打开数据库的方法是openDatabase(String name, BdbConfig config, boolean usePriorData) 

/**
     * Open a Database inside this BdbModule's environment, and 
     * remember it for automatic close-at-module-stop. 
     * 
     * @param name
     * @param config
     * @param usePriorData
     * @return
     * @throws DatabaseException
     */
    public Database openDatabase(String name, BdbConfig config, boolean usePriorData) 
    throws DatabaseException {
        if (bdbEnvironment == null) {
            // proper initialization hasn't occurred
            throw new IllegalStateException("BdbModule not started");
        }
        if (databases.containsKey(name)) {
            DatabasePlusConfig dpc = databases.get(name);
            if(dpc.config == config) {
                // object-identical configs: OK to share DB
                return dpc.database;
            }
            // unshared config object: might be name collision; error
            throw new IllegalStateException("Database already exists: " +name);
        }
        
        DatabasePlusConfig dpc = new DatabasePlusConfig();
        if (!usePriorData) {
            try {
                bdbEnvironment.truncateDatabase(null, name, false);
            } catch (DatabaseNotFoundException e) {
                // Ignored
            }
        }
        dpc.database = bdbEnvironment.openDatabase(null, name, config.toDatabaseConfig());
        dpc.config = config;
        databases.put(name, dpc);
        return dpc.database;
    }

 在调用该方法时先判断Map<String,DatabasePlusConfig> databases成员变量里面有没有保存,然后再创建

下面的方法是返回StoredQueue队列,StoredQueue队列里面保存的类型为参数里面的Class<K> clazz,数据库配置是StoredQueue.databaseConfig()(StoredQueue本身的)

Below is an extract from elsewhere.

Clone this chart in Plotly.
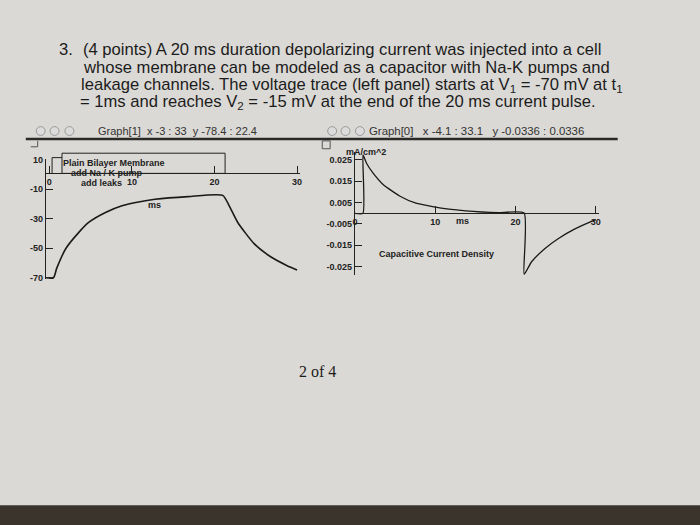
import plotly.graph_objects as go

W, H = 700, 525

# left panel: membrane voltage (mV) against time (ms)
v_time = [-0.4, 0.5, 0.9, 2.0, 3.6, 4.8, 6.8, 8.8, 10.8, 12.8, 16.8, 21.0, 21.8, 22.8, 24.8, 26.8, 28.8, 30.0]
v_mv = [-70, -70, -63.5, -50.2, -39.1, -32.4, -25.8, -21.3, -18.7, -16.9, -15.1, -14.2, -21.5, -32.4, -46.9, -55.8, -61.8, -64.7]

# right panel: capacitive current density (mA/cm^2) against time (ms)
i_time = [0, 1.0, 1.0, 1.44, 2.26, 3.5, 5.56, 7.6, 9.67, 11.7, 13.8, 15.8, 17.9, 21.07, 21.07, 22.0, 23.67, 25.3, 27.4, 29.4, 30.0]
i_dens = [0, 0, 0.0273, 0.0234, 0.0188, 0.0135, 0.0081, 0.0047, 0.0031, 0.0019, 0.0011, 0.0006, 0.0003, 0.0001,
          -0.0285, -0.0227, -0.0165, -0.0119, -0.0073, -0.0039, -0.0030]

v_ticks = [10, -10, -30, -50, -70]
v_ticktext = ["10", "-10", "-30", "-50", "-70"]
i_ticks = [0.025, 0.015, 0.005, -0.005, -0.015, -0.025]
i_ticktext = ["0.025", "0.015", "0.005", "-0.005", "-0.015", "-0.025"]
t_ticks = [0, 10, 20, 30]

question = [
    "(4 points) A 20 ms duration depolarizing current was injected into a cell",
    "whose membrane can be modeled as a capacitor with Na-K pumps and",
    "leakage channels. The voltage trace (left panel) starts at V<sub>1</sub> = -70 mV at t<sub>1</sub>",
    "= 1ms and reaches V<sub>2</sub> = -15 mV at the end of the 20 ms current pulse.",
]


def fx(p):
    return p / W


def fy(p):
    return 1 - p / H


INK = "#222222"
SANS = "Liberation Sans, Arial, sans-serif"
tickfont = dict(family=SANS, size=9, color=INK, weight="bold")

fig = go.Figure()
fig.add_trace(go.Scatter(x=v_time, y=v_mv, mode="lines", xaxis="x", yaxis="y",
                         line=dict(color="#1a1a1a", width=1.6, shape="spline", smoothing=0.6)))
fig.add_trace(go.Scatter(x=i_time, y=i_dens, mode="lines", xaxis="x2", yaxis="y2",
                         line=dict(color="#1a1a1a", width=1.3, shape="spline", smoothing=0.5)))

axis_common = dict(showline=True, linecolor=INK, linewidth=1.2, ticks="inside", ticklen=7,
                   tickcolor=INK, tickwidth=1, showgrid=False, zeroline=False, tickfont=tickfont,
                   fixedrange=True)

fig.update_layout(
    width=W, height=H,
    margin=dict(l=0, r=0, t=0, b=0),
    paper_bgcolor="#dbd9d5",
    plot_bgcolor="rgba(0,0,0,0)",
    showlegend=False,
    xaxis=dict(domain=[fx(43.4), fx(299.1)], range=[-0.4, 30.3], anchor="free", position=fy(172),
               tickvals=t_ticks, **axis_common),
    yaxis=dict(domain=[fy(279.5), fy(157.1)], range=[-71, 10.6], anchor="x",
               tickvals=v_ticks, ticktext=v_ticktext, **axis_common),
    xaxis2=dict(domain=[fx(355), fx(601.2)], range=[0, 30.4], anchor="free", position=fy(212.5),
                tickvals=t_ticks, **axis_common),
    yaxis2=dict(domain=[fy(275.4), fy(150.7)], range=[-0.029, 0.0285], anchor="x2",
                tickvals=i_ticks, ticktext=i_ticktext, **axis_common),
)

ann = []


def label(text, x, y, size=9, bold=True, anchor="left", family=SANS, color=INK, yanchor="middle"):
    ann.append(dict(text=text, x=fx(x), y=fy(y), xref="paper", yref="paper", showarrow=False,
                    xanchor=anchor, yanchor=yanchor, borderpad=0,
                    font=dict(family=family, size=size, color=color, weight="bold" if bold else "normal")))


# question text (top-anchored so the subscripts do not move the lines)
label("3.", 55, 36, size=16.6, bold=False, color="#1c1c1c", yanchor="top")
for line, (lx, ly) in zip(question, [(80, 36), (80, 53.5), (78, 71), (77, 88)]):
    label(line, lx, ly, size=16.6, bold=False, color="#1c1c1c", yanchor="top")

# window title bars
nb = "\u00a0"
label(f"Graph[1]{nb} x -3 : 33{nb} y -78.4 : 22.4", 95, 129, size=11, bold=False, color="#333333")
label(f"Graph[0]{nb*2} x -4.1 : 33.1{nb*2} y -0.0336{nb}:{nb}0.0336", 368, 129, size=11.4, bold=False,
      color="#333333")

# left panel labels
label("Plain Bilayer Membrane", 60, 161)
label("add Na / K pump", 68, 171.5)
label("add leaks", 78, 181.5)
label("ms", 153, 204, anchor="center")

# right panel labels
label("mA/cm^2", 366, 150, anchor="center")
label("ms", 463, 220, anchor="center")
label("Capacitive Current Density", 378, 254)

# page footer
label("2 of 4", 317, 373, size=16, bold=False, anchor="center", family="Liberation Serif, Times New Roman, serif",
      color="#1c1c1c")

fig.update_layout(annotations=ann)

shapes = []
# bottom dark strip (table under the page)
shapes.append(dict(type="rect", xref="paper", yref="paper", x0=-0.01, x1=1.01, y0=-0.05, y1=fy(509),
                   fillcolor="#3b342c", line=dict(width=0), layer="below"))
# window title circles
for cx in [38, 52, 67, 332, 345.5, 360]:
    shapes.append(dict(type="circle", xref="paper", yref="paper", x0=fx(cx - 4.5), x1=fx(cx + 4.5),
                       y0=fy(133.5), y1=fy(124.5), fillcolor="#dcdcdc", line=dict(color="#9a9a9a", width=1)))
# title underline
shapes.append(dict(type="line", xref="paper", yref="paper", x0=fx(23), x1=fx(620), y0=fy(137), y1=fy(137),
                   line=dict(color="#2a2a2a", width=2.5)))
# small corner mark and grow box
shapes.append(dict(type="path", xref="paper", yref="paper",
                   path=f"M {fx(28)},{fy(145)} L {fx(35)},{fy(145)} L {fx(35)},{fy(139)}",
                   line=dict(color="#555555", width=1)))
shapes.append(dict(type="rect", xref="paper", yref="paper", x0=fx(322), x1=fx(330), y0=fy(147), y1=fy(139),
                   line=dict(color="#555555", width=1)))
# control panel boxes on the voltage graph
shapes.append(dict(type="path", xref="paper", yref="paper",
                   path=f"M {fx(49.5)},{fy(172)} L {fx(49.5)},{fy(156)} L {fx(59.5)},{fy(156)}",
                   line=dict(color=INK, width=1)))
shapes.append(dict(type="rect", xref="paper", yref="paper", x0=fx(59.5), x1=fx(224), y0=fy(172), y1=fy(151.5),
                   line=dict(color=INK, width=1)))
fig.update_layout(shapes=shapes)

fig.write_html("out.html", config={"displayModeBar": False},
               post_script="document.body.style.margin='0';document.body.style.overflow='hidden';")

 public <K extends Serializable> StoredQueue<K> getStoredQueue(String dbname, Class<K> clazz, boolean usePriorData) {
        try {
            Database queueDb;
            queueDb = openDatabase(dbname,
                    StoredQueue.databaseConfig(), usePriorData);
            return new StoredQueue<K>(queueDb, clazz, getClassCatalog());
        } catch (DatabaseException e) {
            throw new RuntimeException(e);
        }
        
    }

在实例化StoredQueue队列时,传入的StoredClassCatalog对象用于创建EntryBinding<E>类型的对象(比如Heritrix里面有KryoBinding<K>类型的)(用于可序列化化类到BDB数据类型的转换,K为可序列化类型对象 <K extends Serializable>)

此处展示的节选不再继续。